SHORT TASK
From the listing below, extract every line in which the word "this" appears.

DATA RECORDS
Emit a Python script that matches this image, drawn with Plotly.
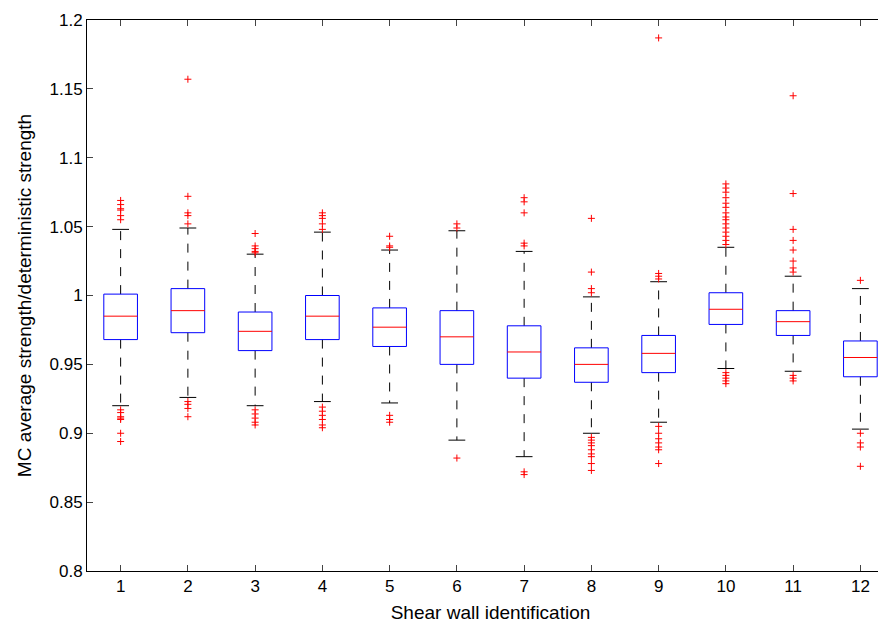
import plotly.graph_objects as go

walls = list(range(1, 13))
y_ticks = [0.8, 0.85, 0.9, 0.95, 1.0, 1.05, 1.1, 1.15, 1.2]
y_tick_text = ["0.8", "0.85", "0.9", "0.95", "1", "1.05", "1.1", "1.15", "1.2"]
q1 = [0.968, 0.973, 0.960, 0.968, 0.963, 0.950, 0.940, 0.937, 0.944, 0.979, 0.971, 0.941]
med = [0.985, 0.989, 0.974, 0.985, 0.977, 0.970, 0.959, 0.950, 0.958, 0.990, 0.981, 0.955]
q3 = [1.001, 1.005, 0.988, 1.000, 0.991, 0.989, 0.978, 0.962, 0.971, 1.002, 0.989, 0.967]
lo_w = [0.920, 0.926, 0.920, 0.923, 0.922, 0.895, 0.883, 0.900, 0.908, 0.947, 0.945, 0.903]
hi_w = [1.048, 1.049, 1.030, 1.046, 1.033, 1.047, 1.032, 0.999, 1.010, 1.035, 1.014, 1.005]
outliers = [
    [1.055, 1.058, 1.062, 1.063, 1.066, 1.069, 0.917, 0.915, 0.912, 0.911, 0.910, 0.900, 0.894],
    [1.052, 1.058, 1.060, 1.072, 1.157, 0.923, 0.921, 0.918, 0.912],
    [1.031, 1.032, 1.034, 1.036, 1.045, 0.917, 0.914, 0.911, 0.908, 0.906],
    [1.048, 1.052, 1.056, 1.058, 1.060, 0.919, 0.916, 0.913, 0.910, 0.906, 0.904],
    [1.035, 1.036, 1.043, 0.913, 0.910, 0.908],
    [1.049, 1.052, 0.882],
    [1.036, 1.038, 1.060, 1.068, 1.071, 0.872, 0.870],
    [1.002, 1.005, 1.017, 1.056, 0.897, 0.895, 0.893, 0.891, 0.888, 0.885, 0.883, 0.878, 0.873],
    [1.012, 1.014, 1.016, 1.187, 0.905, 0.900, 0.896, 0.893, 0.890, 0.888, 0.878],
    [1.037, 1.040, 1.043, 1.046, 1.049, 1.052, 1.055, 1.057, 1.060, 1.064, 1.067, 1.071, 1.075,
     1.078, 1.081, 0.944, 0.942, 0.940, 0.938, 0.936],
    [1.017, 1.020, 1.025, 1.033, 1.040, 1.048, 1.074, 1.145, 0.942, 0.940, 0.938],
    [1.011, 0.900, 0.893, 0.890, 0.876],
]

bw = 0.25   # half box width
cw = 0.125  # half cap width

bx, by, mx, my, wx, wy, cx, cy, ox, oy = [], [], [], [], [], [], [], [], [], []
for i, w in enumerate(walls):
    bx += [w - bw, w + bw, w + bw, w - bw, w - bw, None]
    by += [q1[i], q1[i], q3[i], q3[i], q1[i], None]
    mx += [w - bw, w + bw, None]
    my += [med[i], med[i], None]
    wx += [w, w, None, w, w, None]
    wy += [q3[i], hi_w[i], None, q1[i], lo_w[i], None]
    cx += [w - cw, w + cw, None, w - cw, w + cw, None]
    cy += [hi_w[i], hi_w[i], None, lo_w[i], lo_w[i], None]
    ox += [w] * len(outliers[i])
    oy += outliers[i]

fig = go.Figure()
fig.add_trace(go.Scatter(x=wx, y=wy, mode="lines", line=dict(color="black", width=1, dash="dash")))
fig.add_trace(go.Scatter(x=cx, y=cy, mode="lines", line=dict(color="black", width=1)))
fig.add_trace(go.Scatter(x=bx, y=by, mode="lines", line=dict(color="blue", width=1)))
fig.add_trace(go.Scatter(x=mx, y=my, mode="lines", line=dict(color="red", width=1)))
fig.add_trace(go.Scatter(x=ox, y=oy, mode="markers",
                         marker=dict(symbol="cross-thin", size=5, line=dict(color="red", width=1))))

fig.update_layout(
    width=886, height=627, showlegend=False,
    plot_bgcolor="white", paper_bgcolor="white",
    margin=dict(l=79, r=0, t=12, b=64),
    font=dict(family="Liberation Sans, Arial", size=17, color="black"),
)
fig.update_xaxes(range=[0.5, 12.5], tickvals=walls, ticks="inside", ticklen=6, automargin=False,
                 showline=True, linecolor="black", mirror="ticks", showgrid=False, zeroline=False,
                 title=dict(text="Shear wall identification", font=dict(size=19), standoff=10))
fig.update_yaxes(range=[0.8, 1.2], tickvals=y_ticks, ticktext=y_tick_text, ticks="inside", ticklen=6,
                 automargin=False, showline=True, linecolor="black", mirror="ticks",
                 showgrid=False, zeroline=False,
                 title=dict(text="MC average strength/deterministic strength", font=dict(size=19), standoff=12))
fig.write_html("out.html")
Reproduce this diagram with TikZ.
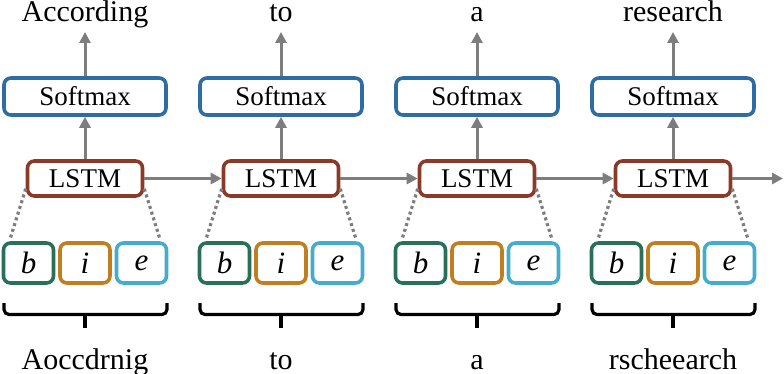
\documentclass[tikz,border=0pt]{standalone}
\usepackage{fontspec}
\setmainfont{Liberation Serif}[ItalicFont={Liberation Serif Italic}]
\usetikzlibrary{calc,arrows.meta}
\definecolor{smblue}{RGB}{46,108,164}
\definecolor{lstmred}{RGB}{139,58,40}
\definecolor{cgreen}{RGB}{42,112,88}
\definecolor{corange}{RGB}{192,126,32}
\definecolor{ccyan}{RGB}{70,172,206}
\definecolor{arrgray}{RGB}{125,125,125}
\tikzset{
  smbox/.style={draw=smblue,line width=3.6pt,rounded corners=7pt,minimum width=162pt,minimum height=37pt,inner sep=0pt,font=\fontsize{27}{30}\selectfont},
  lstmbox/.style={draw=lstmred,line width=3.6pt,rounded corners=7pt,minimum width=115pt,minimum height=35pt,inner sep=0pt,font=\fontsize{27}{30}\selectfont},
  chbox/.style={line width=3.6pt,rounded corners=7pt,minimum width=50pt,minimum height=40pt,inner sep=0pt,font=\fontsize{31}{32}\selectfont\itshape},
  lbl/.style={inner sep=0pt,anchor=base,font=\fontsize{30}{34}\selectfont},
  arr/.style={draw=arrgray,line width=3pt,-{Triangle[length=11pt,width=11pt]}},
  dotl/.style={draw=arrgray,line width=3.2pt,dash pattern=on 3pt off 3pt},
  brc/.style={draw=black,line width=3.2pt,rounded corners=5pt}
}
\begin{document}
\begin{tikzpicture}[x=1pt,y=-1pt]
\useasboundingbox (0,0) rectangle (784,374);
\foreach \k/\top/\bot in {1/According/Aoccdrnig,2/to/to,3/a/a,4/research/rscheearch}{
  \pgfmathsetmacro{\cx}{85+196*(\k-1)}
  \node[smbox] (S\k) at (\cx,96.5) {Softmax};
  \node[lstmbox] (L\k) at (\cx,178.5) {LSTM};
  \node[lbl] (T\k) at (\cx,22) {\top};
  \coordinate (TT\k) at (\cx,32);
  \node[chbox,draw=cgreen] (B\k) at (\cx-56.5,263) {b};
  \node[chbox,draw=corange] (I\k) at (\cx,263) {i};
  \node[chbox,draw=ccyan] (E\k) at (\cx+56.5,263) {e};
  \node[lbl] (W\k) at (\cx,369) {\bot};
  \draw[arr] (L\k) -- (S\k);
  \draw[arr] (S\k) -- (TT\k);
  \draw[dotl] ($(L\k.south west)+(0,-9)$) -- ($(B\k.north west)+(8,-1)$);
  \draw[dotl] ($(L\k.south east)+(0,-9)$) -- ($(E\k.north east)+(-8,-1)$);
  \coordinate (BL\k) at (\cx-81,303);
  \coordinate (BR\k) at (\cx+82,303);
  \coordinate (BM\k) at (\cx,314.5);
  \coordinate (BT\k) at (\cx,328);
  \draw[brc] (BL\k) |- (BM\k) -| (BR\k);
  \draw[draw=black,line width=3.2pt] (BM\k) -- (BT\k);
}
\draw[arr] (L1) -- (L2);
\draw[arr] (L2) -- (L3);
\draw[arr] (L3) -- (L4);
\coordinate (END) at (783,178.5);
\draw[arr] (L4) -- (END);
\end{tikzpicture}
\end{document}
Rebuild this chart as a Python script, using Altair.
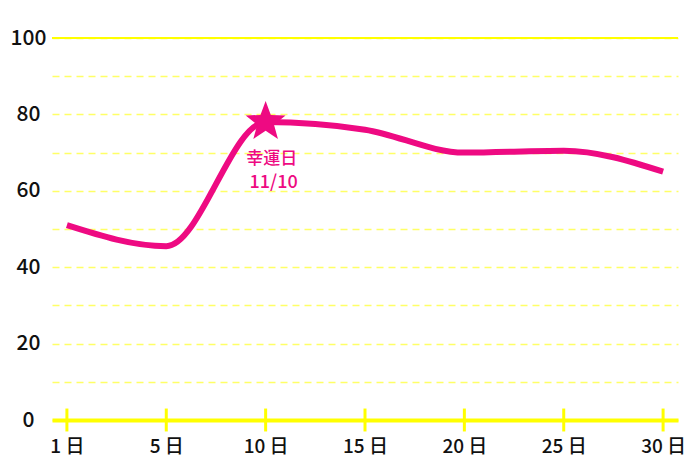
import altair as alt
import pandas as pd

days = ["1日", "5日", "10日", "15日", "20日", "25日", "30日"]
values = [51, 45.5, 78, 76, 70, 70.5, 65]
lucky_day = "10日"
note_top = "幸運日"
note_bottom = "11/10"

PINK = "#EE0A82"
YEL = "#FFFF00"
FONT = "Noto Sans CJK JP"
STAR_PATH = ("M0,-1L0.247,-0.34L0.951,-0.309L0.399,0.13L0.588,0.809L0,0.42"
             "L-0.588,0.809L-0.399,0.13L-0.951,-0.309L-0.247,-0.34Z")

df = pd.DataFrame({"day": days, "value": values})
df["lucky"] = [1 if d == lucky_day else 0 for d in days]
df["note1"] = [note_top if d == lucky_day else "" for d in days]
df["note2"] = [note_bottom if d == lucky_day else "" for d in days]

xlabel_expr = "replace(datum.label, '日', ' 日')"

X = alt.X("day:O", sort=None,
          scale=alt.Scale(type="point", padding=0.15),
          axis=alt.Axis(title=None, orient="bottom", domain=True, domainColor=YEL,
                        domainWidth=4, ticks=False, labelPadding=17, labelFontSize=19,
                        labelFont=FONT, labelFontWeight=500, labelColor="#111",
                        labelAngle=0, labelExpr=xlabel_expr, grid=False))
YSCALE = alt.Scale(domain=[0, 100], nice=False)
YAXIS = alt.Axis(title=None, domain=False, ticks=False,
                 values=list(range(0, 101, 10)),
                 labelExpr="datum.value % 20 == 0 ? datum.label : ''",
                 labelAlign="center", labelPadding=24, labelFontSize=21,
                 labelFont=FONT, labelFontWeight=500, labelColor="#111",
                 grid=True, gridColor="#FFFF66", gridDash=[7, 5], gridWidth=1.5)
Y = alt.Y("value:Q", scale=YSCALE, axis=YAXIS)

base = alt.Chart(df)

line = base.mark_line(color=PINK, strokeWidth=6, interpolate="monotone").encode(x=X, y=Y)

top_rule = base.transform_calculate(top="100").mark_rule(
    color=YEL, strokeWidth=2).encode(y=alt.Y("top:Q", scale=YSCALE, axis=YAXIS))

ticks = base.transform_calculate(lo="-3", hi="3").mark_rule(
    color=YEL, strokeWidth=3).encode(
    x=X, y=alt.Y("lo:Q", scale=YSCALE, axis=YAXIS), y2=alt.Y2("hi:Q"))

star = base.mark_point(shape=STAR_PATH, filled=True, color=PINK, size=1760).encode(
    x=X, y=Y,
    opacity=alt.Opacity("lucky:Q", scale=None, legend=None))

note1 = base.mark_text(color=PINK, font=FONT, fontSize=17, fontWeight=500,
                       dx=6, dy=37).encode(x=X, y=Y, text="note1:N")
note2 = base.mark_text(color=PINK, font=FONT, fontSize=18, fontWeight=500,
                       dx=8, dy=61).encode(x=X, y=Y, text="note2:N")

chart = alt.layer(line, top_rule, ticks, star, note1, note2).properties(
    width=626, height=382,
    autosize=alt.AutoSizeParams(type="none"),
    padding={"left": 44, "top": 30, "right": 14, "bottom": 42},
    background="white",
).configure_view(stroke=None)

chart.save("out.html", embed_options={"renderer": "svg", "actions": False})
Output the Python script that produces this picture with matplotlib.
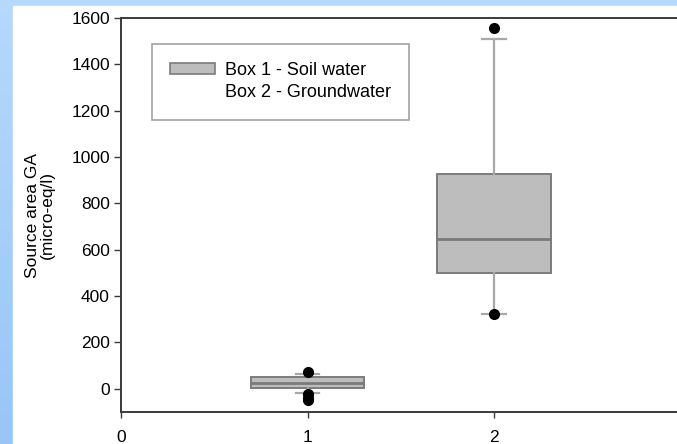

OUTPUT
Emit a Python script that matches this image, drawn with Plotly.
Reproduce this diagram with TikZ.
Rebuild this chart as a Python script, using Altair.
Output the Python script that produces this picture with matplotlib.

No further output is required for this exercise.